India’s telecom regulator, the Telecom Regulatory Authority of India (TRAI), has proposed to completely remove tariffs for USSD-based banking and payment services following a recent request made by the Department of Financial Services (DFS).
The regulator, in its draft Telecommunication Tariff (66th Amendment) order, said that the proposal is aimed at protecting the interest of feature phone users and promoting financial inclusion, especially in rural areas of the country. The draft was notified on Wednesday.
India had previously launched the Pradhan Mantri Jan Dhan Yojana (PMJDY) accounts scheme to drive financial inclusion, especially among the rural population. Feature phone customers in small towns and rural areas use USSD service to check the balance in their bank accounts, as well as peer-to-peer money transfers and cash withdrawals and deposits.
The DFS recently requested the regulator to waive USSD charges to facilitate faster adoption of banking and payment services by common people especially in rural areas. Additionally, a high-level committee on deepening of digital payments (CDDP) by the Reserve Bank of India (RBI) also recommended rationalization in charges for USSD usage.
The regulator noted that the USSD service is fairly popular amongst rural, under-privileged and low-income groups.
The regulator said that the charges for banking and payment services must be rationalized, as the current tariff of 50 paise per USSD session is several times higher than the average tariff for a one-minute outgoing voice call and outgoing SMS. Notably, in 2016 the regulator reduced the tariff from Rs 1.50 to 50 paisa per session.
The sector regulator said the “relatively high charge” for a USSD session is acting as an “impediment” in increasing the number of transactions, despite significant improvement in success rates. Indian telecom operators charge (Re 0.04 per minute for one minute outgoing voice call and Re 0.01 per text message for outgoing SMS).

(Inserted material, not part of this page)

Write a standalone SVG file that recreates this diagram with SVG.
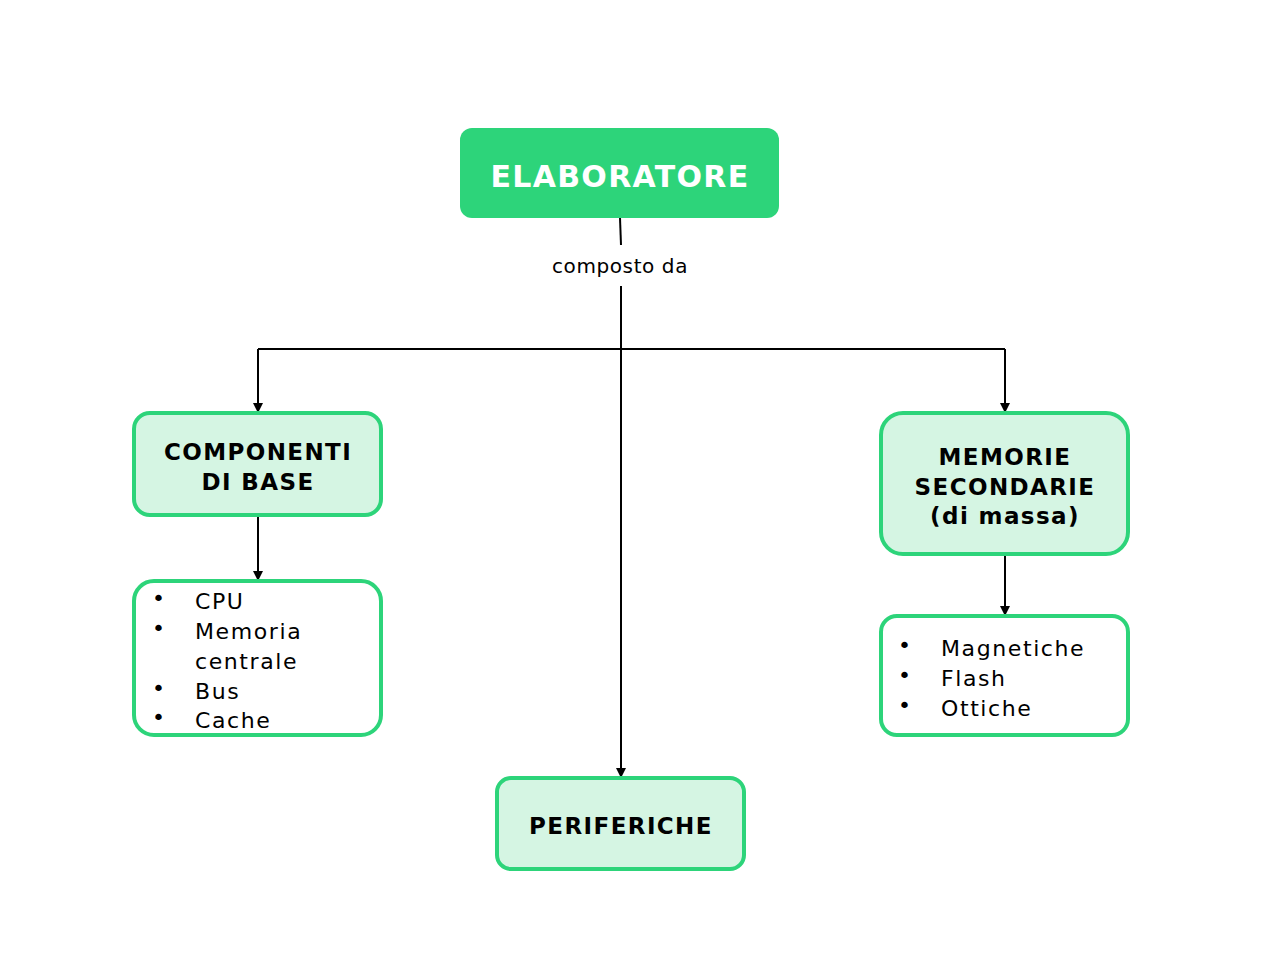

In its draft regulation, the regulator also noted that customers are being charged for both successful as well as failed transactions. Such an arrangement, it said, puts extra financial burden on consumers.
“The Authority proposes to revise the framework for USSD-based mobile banking and payment services by prescribing a ‘nil’ charge per session as rationalisation is a necessity to protect interests of target user groups and promote digital financial inclusion,” the regulator said, adding that it “may review the charge after two years, based on experience gained”.
TRAI has sought stakeholder comments on the new draft regulation for USSD-based banking services and has set a December 8 deadline.